The empire’s military model influenced other European states, particularly the Prussian and Russian armies, which adopted elements of the Swedish system. The tactical manuals of Gustavus Adolphus were studied by commanders across the continent, and his innovations in combined-arms warfare set the standard for subsequent generations. In a broader sense, Sweden’s brief imperial moment demonstrated that a small, resource-poor nation could, through institutional efficiency and strategic clarity, exert outsized influence on the international stage.

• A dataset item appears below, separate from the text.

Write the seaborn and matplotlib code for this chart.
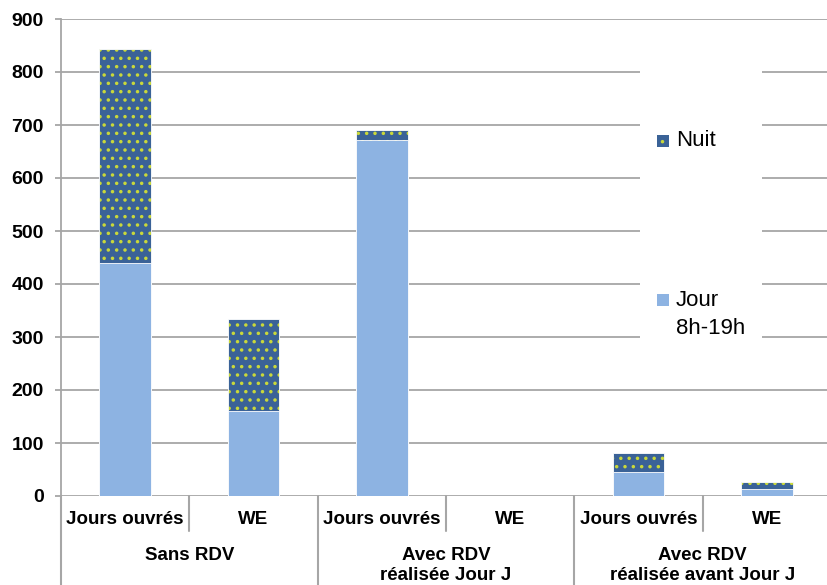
import matplotlib
matplotlib.use("Agg")
import matplotlib.pyplot as plt
import matplotlib.patches as mpatches
from matplotlib.colors import to_rgba
import seaborn as sns
import pandas as pd

# ---- data ----
groups = ["Sans RDV", "Avec RDV\nréalisée Jour J", "Avec RDV\nréalisée avant Jour J"]
periods = ["Jours ouvrés", "WE"]
jour = [440, 160, 672, 0, 45, 14]
nuit = [403, 174, 18, 0, 36, 13]
yticks = [0, 100, 200, 300, 400, 500, 600, 700, 800, 900]
legend_labels = ["Nuit", "Jour\n8h-19h"]

# ---- styling ----
sns.set_theme(style="white")
plt.rcParams["font.family"] = ["Liberation Sans", "DejaVu Sans"]
plt.rcParams["hatch.linewidth"] = 1.3

COL_JOUR = "#8DB3E2"
COL_NUIT = "#3A6297"
COL_DOT = "#C9D83A"
GRID = "#A6A6A6"

keys = [f"{g}|{p}" for g in groups for p in periods]
df = pd.DataFrame({
    "key": keys,
    "jour": jour,
    "total": [j + n for j, n in zip(jour, nuit)],
})

W, H = 828, 585
fig = plt.figure(figsize=(W / 100, H / 100), dpi=100)
ax = fig.add_axes([61 / W, (H - 496) / H, 770 / W, (496 - 19) / H])

sns.barplot(data=df, x="key", y="total", order=keys, color=COL_NUIT,
            saturation=1, width=0.405, errorbar=None, ax=ax)
sns.barplot(data=df, x="key", y="jour", order=keys, color=COL_JOUR,
            saturation=1, width=0.405, errorbar=None, ax=ax)

for p in ax.containers[0]:
    p.set_edgecolor("white")
    p.set_linewidth(0.6)
    p.set_hatch("..")
    p._hatch_color = to_rgba(COL_DOT)
for p in ax.containers[1]:
    p.set_edgecolor("white")
    p.set_linewidth(0.6)

ax.set_xlim(-0.5, 5.5)
ax.set_ylim(0, 900)
ax.set_yticks(yticks)
ax.set_yticklabels([str(v) for v in yticks], fontsize=14, fontweight="bold", color="black")
ax.set_xticks([])
ax.set_xlabel("")
ax.set_ylabel("")
ax.yaxis.grid(True, color=GRID, linewidth=1.3)
ax.set_axisbelow(True)
ax.tick_params(axis="y", which="both", left=True, length=4.5, width=1.3,
               color=GRID, pad=8)
for s in ["top", "right", "bottom"]:
    ax.spines[s].set_visible(False)
ax.spines["left"].set_color(GRID)
ax.spines["left"].set_linewidth(1.3)

# ---- multi-level category axis ----
def fx(x):
    return x / W

def fy(y):
    return (H - y) / H

line_kw = dict(color=GRID, linewidth=1.5, transform=fig.transFigure, clip_on=False)
cw = 770 / 6
x0 = 61
for i in [0, 2, 4]:
    xx = x0 + i * cw
    fig.add_artist(plt.Line2D([fx(xx), fx(xx)], [fy(496), fy(585)], **line_kw))
for i in [1, 3, 5]:
    xx = x0 + i * cw
    fig.add_artist(plt.Line2D([fx(xx), fx(xx)], [fy(496), fy(531)], **line_kw))

for i, k in enumerate(keys):
    g, p = k.split("|")
    cx = x0 + (i + 0.5) * cw
    fig.text(fx(cx), fy(520), p, ha="center", va="center",
             fontsize=13.5, fontweight="bold", color="black")

for gi, g in enumerate(groups):
    cx = x0 + (2 * gi + 1) * cw
    lines = g.split("\n")
    for li, t in enumerate(lines):
        fig.text(fx(cx), fy(555 + 21 * li), t, ha="center", va="center",
                 fontsize=13.5, fontweight="bold", color="black")

# ---- legend (drawn manually, white box over gridlines) ----
fig.add_artist(mpatches.Rectangle((fx(640), fy(348)), (762 - 640) / W, (348 - 62) / H,
                                  transform=fig.transFigure, facecolor="white",
                                  edgecolor="none", zorder=5))
hn = mpatches.Rectangle((fx(657), fy(147)), 12 / W, 12 / H, transform=fig.transFigure,
                        facecolor=COL_NUIT, edgecolor="none", hatch="..", zorder=6)
hn._hatch_color = to_rgba(COL_DOT)
fig.add_artist(hn)
fig.add_artist(mpatches.Rectangle((fx(657), fy(306)), 12 / W, 12 / H, transform=fig.transFigure,
                                  facecolor=COL_JOUR, edgecolor="none", zorder=6))
fig.text(fx(676), fy(141), legend_labels[0], ha="left", va="center", fontsize=16,
         color="black", zorder=7)
jl = legend_labels[1].split("\n")
fig.text(fx(676), fy(300), jl[0], ha="left", va="center", fontsize=16, color="black", zorder=7)
fig.text(fx(676), fy(328), jl[1], ha="left", va="center", fontsize=16, color="black", zorder=7)

fig.savefig("out.png", dpi=100)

Culturally, the Baltic’s Lutheran heritage, its university traditions, and its architectural fabric continue to reflect the Swedish imperial centuries. The University of Tartu, restructured and reinvigorated under Russian rule, remains a premier academic institution, tracing its origins back to the 1632 charter. The old cityscapes of Tallinn and Riga, UNESCO World Heritage sites, are palimpsests of Hanseatic, Swedish, and Russian layers, with the Swedish period often represented by elegant public buildings and defensive works.

A Complex Heritage

The Swedish Empire in the Baltic was a phenomenon born of military genius, institutional grit, and opportune timing. Its dominance reshaped the geopolitics of Northern Europe, damming Russian expansion for a century and dictating the terms of Baltic commerce. Yet the empire’s most durable contributions may be found not in battlefields or treaties but in the quiet, persistent structures of law, education, and urban life that it implanted in the lands it once ruled. As the Baltic region navigates its modern identity, the shadow of the Swedish Age of Greatness still lingers in the stones of its old towns and the pages of its laws, a complicated inheritance of power and culture that refuses to be wholly erased.